Using Technology for Real-Time NAV Monitoring

Modern NAV analysis leverages automation. Production data flows from SCADA systems into cloud-based decline curve models. Field-level costs update automatically from enterprise resource planning (ERP) software. Machine learning models refine decline forecasts by analyzing thousands of type curves simultaneously. Visualization tools, like the Chart.js implementation in the calculator above, provide interactive views of year-by-year cash flows. These digital workflows allow management teams to recalibrate capital plans quickly when macro conditions shift.
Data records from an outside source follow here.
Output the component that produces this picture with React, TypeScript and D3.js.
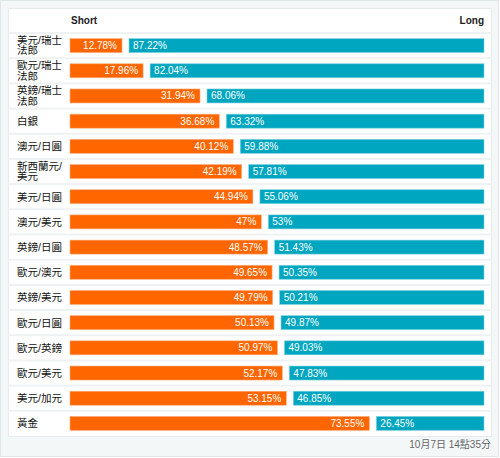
import React from "react";
import * as d3 from "d3";

const categories: string[][] = [
  ["美元/瑞士", "法郎"],
  ["歐元/瑞士", "法郎"],
  ["英鎊/瑞士", "法郎"],
  ["白銀"],
  ["澳元/日圓"],
  ["新西蘭元/", "美元"],
  ["美元/日圓"],
  ["澳元/美元"],
  ["英鎊/日圓"],
  ["歐元/澳元"],
  ["英鎊/美元"],
  ["歐元/日圓"],
  ["歐元/英鎊"],
  ["歐元/美元"],
  ["美元/加元"],
  ["黃金"],
];
const shortValues = [12.78, 17.96, 31.94, 36.68, 40.12, 42.19, 44.94, 47, 48.57, 49.65, 49.79, 50.13, 50.97, 52.17, 53.15, 73.55];
const longValues = [87.22, 82.04, 68.06, 63.32, 59.88, 57.81, 55.06, 53, 51.43, 50.35, 50.21, 49.87, 49.03, 47.83, 46.85, 26.45];
const headers = ["Short", "Long"];
const timestamp = "10月7日 14點35分";

const W = 500;
const H = 458;
const FONT = "'Liberation Sans', Arial, 'Noto Sans CJK TC', sans-serif";

export default function App() {
  const panel = { x: 8.5, y: 8.5, w: 483, h: 428 };
  const headerH = 24.5;
  const rowTop = panel.y + headerH;
  const rowsBottom = 436;
  const barX0 = 70;
  const gap = 7;
  const fullW = 414 - gap;
  const x = d3.scaleLinear().domain([0, 100]).range([0, fullW]);
  const y = d3
    .scaleBand<number>()
    .domain(d3.range(categories.length))
    .range([rowTop, rowsBottom])
    .paddingInner(0);
  const barH = 14;
  const fmt = (v: number) => `${v}%`;

  return (
    <svg
      width={W}
      height={H}
      style={{ position: "absolute", left: 0, top: 0, fontFamily: FONT }}
    >
      <rect x={0.5} y={0.5} width={W - 2} height={H - 2} fill="#f4f7f8" stroke="#dfe6e8" />
      <rect x={panel.x} y={panel.y} width={panel.w} height={panel.h} fill="#ffffff" stroke="#e6ebec" />
      <text x={barX0 + 1} y={panel.y + 15} fontSize={10} fontWeight="bold" fill="#222">
        {headers[0]}
      </text>
      <text x={barX0 + 414} y={panel.y + 15} fontSize={10} fontWeight="bold" fill="#222" textAnchor="end">
        {headers[1]}
      </text>
      {categories.map((lines, i) => {
        const top = y(i)!;
        const bw = y.bandwidth();
        const cy = top + bw / 2;
        const sw = x(shortValues[i]);
        const lx = barX0 + sw + gap;
        const lw = x(longValues[i]);
        return (
          <g key={i}>
            <rect x={panel.x} y={top - 1} width={panel.w} height={2} fill="#eff1f2" />
            {lines.map((ln, j) => (
              <text
                key={j}
                x={17}
                y={cy + (lines.length === 1 ? 4 : j === 0 ? -1.8 : 8.8)}
                fontSize={10.5}
                fill="#111"
              >
                {ln}
              </text>
            ))}
            <rect x={barX0} y={cy - barH / 2} width={sw} height={barH} fill="#ff6600" stroke="#ffb080" strokeWidth={0.6} />
            <text x={barX0 + sw - 5} y={cy + 3.5} fontSize={10} fill="#ffffff" textAnchor="end">
              {fmt(shortValues[i])}
            </text>
            <rect x={lx} y={cy - barH / 2} width={lw} height={barH} fill="#00a6bf" stroke="#80d2de" strokeWidth={0.6} />
            <text x={lx + 4} y={cy + 3.5} fontSize={10} fill="#ffffff">
              {fmt(longValues[i])}
            </text>
          </g>
        );
      })}
      <text x={491} y={448} fontSize={10} fill="#666" textAnchor="end">
        {timestamp}
      </text>
    </svg>
  );
}
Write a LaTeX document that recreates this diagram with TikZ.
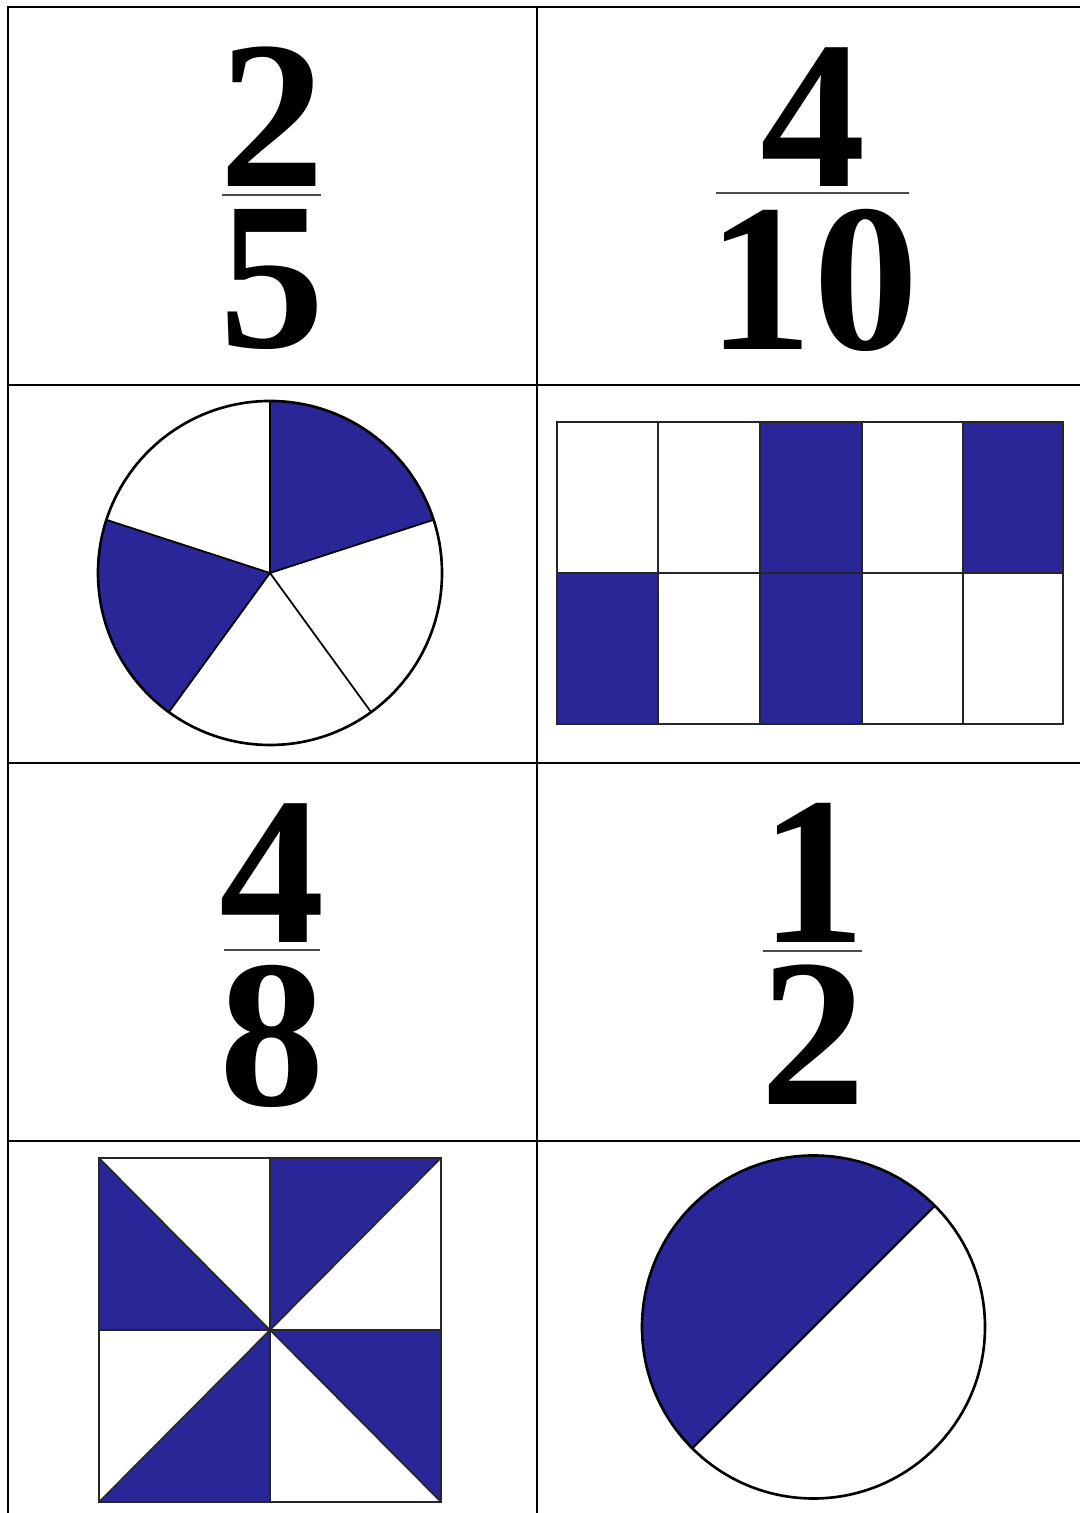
\documentclass[tikz,border=0pt]{standalone}
\usepackage{fontspec}
\setmainfont{Liberation Serif}
\definecolor{fracblue}{RGB}{41,39,151}
\tikzset{
  digit/.style={anchor=base, inner sep=0pt, text height=1.40cm, text depth=0pt,
    font=\fontsize{60}{60}\selectfont\bfseries},
  fracbar/.style={line width=0.5pt, black!70},
  cardline/.style={line width=0.75pt},
  thinline/.style={line width=0.45pt, black!85}
}
\begin{document}
\begin{tikzpicture}
  \useasboundingbox (0,0) rectangle (10.8,15.13);
  % 카드 칸: 왼쪽 세로선 → 위 가로선, 가운데 세로선, 가로 구분선
  \draw[cardline] (0.08,0) -- (0.08,15.06) -- (10.8,15.06);
  \draw[cardline] (5.37,0) -- (5.37,15.06);
  \draw[cardline] (0.08,11.28) -- (10.8,11.28);
  \draw[cardline] (0.08,7.50) -- (10.8,7.50);
  \draw[cardline] (0.08,3.72) -- (10.8,3.72);
  % 분수 2/5
  \node[digit] (numA) at (2.72,13.26) {2};
  \node[digit] (denA) at (2.72,11.65) {5};
  \draw[fracbar] (2.22,13.18) -- (3.21,13.18);
  % 분수 4/10
  \node[digit] (numB) at (8.13,13.26) {4};
  \node[digit] (denB) at (8.13,11.63) {10};
  \draw[fracbar] (7.16,13.20) -- (9.09,13.20);
  % 원 · 다섯 조각 중 둘
  \fill[fracblue] (2.70,9.40) -- ++(18:1.72) arc (18:90:1.72) -- cycle;
  \fill[fracblue] (2.70,9.40) -- ++(162:1.72) arc (162:234:1.72) -- cycle;
  \foreach \a in {90,18,-54,-126,162}
    \draw[line width=0.5pt] (2.70,9.40) -- ++(\a:1.72);
  \draw[cardline] (2.70,9.40) circle (1.72);
  % 직사각형 · 열 칸 중 넷
  \fill[fracblue] (7.60,7.89) rectangle (8.62,10.91);
  \fill[fracblue] (9.63,9.40) rectangle (10.63,10.91);
  \fill[fracblue] (5.57,7.89) rectangle (6.58,9.40);
  \draw[thinline] (5.57,7.89) rectangle (10.63,10.91);
  \foreach \x in {6.58,7.60,8.62,9.63}
    \draw[thinline] (\x,7.89) -- (\x,10.91);
  \draw[thinline] (5.57,9.40) -- (10.63,9.40);
  % 분수 4/8
  \node[digit] (numC) at (2.72,5.70) {4};
  \node[digit] (denC) at (2.72,4.07) {8};
  \draw[fracbar] (2.24,5.63) -- (3.20,5.63);
  % 분수 1/2
  \node[digit] (numD) at (8.13,5.70) {1};
  \node[digit] (denD) at (8.13,4.08) {2};
  \draw[fracbar] (7.63,5.62) -- (8.62,5.62);
  % 정사각형 · 여덟 조각 중 넷 (바람개비)
  \fill[fracblue] (0.99,3.55) -- (2.70,1.83) -- (0.99,1.83) -- cycle;
  \fill[fracblue] (2.70,3.55) -- (4.41,3.55) -- (2.70,1.83) -- cycle;
  \fill[fracblue] (2.70,1.83) -- (4.41,1.83) -- (4.41,0.11) -- cycle;
  \fill[fracblue] (2.70,1.83) -- (2.70,0.11) -- (0.99,0.11) -- cycle;
  \draw[thinline] (0.99,0.11) rectangle (4.41,3.55);
  \draw[thinline] (2.70,0.11) -- (2.70,3.55);
  \draw[thinline] (0.99,1.83) -- (4.41,1.83);
  \draw[thinline] (0.99,3.55) -- (4.41,0.11);
  \draw[thinline] (0.99,0.11) -- (4.41,3.55);
  % 원 · 반
  \fill[fracblue] (8.135,1.86) ++(45:1.715) arc (45:225:1.715) -- cycle;
  \draw[line width=0.6pt] (8.135,1.86) ++(45:1.715) -- ++(225:3.43);
  \draw[cardline] (8.135,1.86) circle (1.715);
\end{tikzpicture}
\end{document}
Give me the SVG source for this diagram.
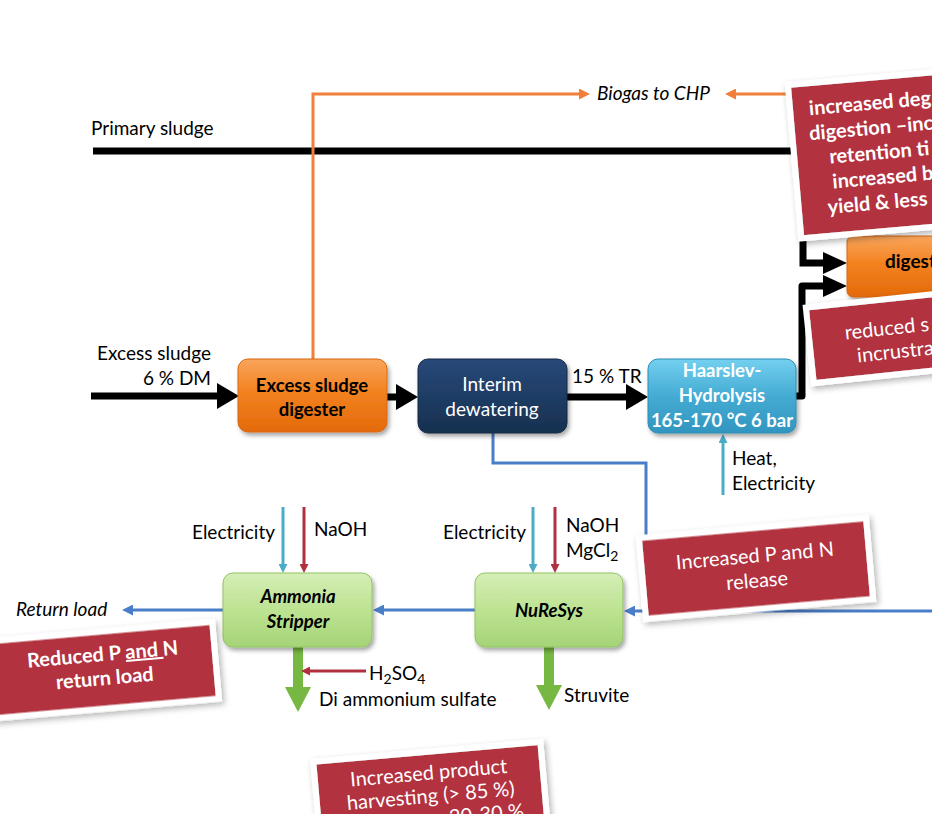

Case Study: Evaluating a Shale Portfolio

Consider a hypothetical portfolio of 30 horizontal wells in the Delaware Basin. Each well has 1.2 million barrels of EUR, initial production of 1,000 BOE/d, and a 70% first-year decline. Operating costs average $9 per BOE, and capital per well sits at $8 million. Using a $70 WTI price deck escalating to $75, royalty at 25%, and a 10% discount rate, the base NAV might reach $420 million. If costs rise $2 per BOE due to inflation, NAV drops by roughly $40 million. Conversely, hedging half the production at $80 could add $35 million in value. This example illustrates NAV’s sensitivity and the importance of balanced hedging and cost control strategies.

Closing Thoughts

Calculating net asset value in oil and gas is an exercise in integrating geology, engineering, finance, and policy. The most credible NAV models are transparent, scenario-rich, and anchored to empirical data. Use the calculator above as a starting framework to benchmark your assets, but remember to tailor decline curves, price decks, and fiscal terms to the specific reservoirs under review. By mastering NAV, investors can navigate volatile commodity markets with confidence and allocate capital to the most resilient opportunities.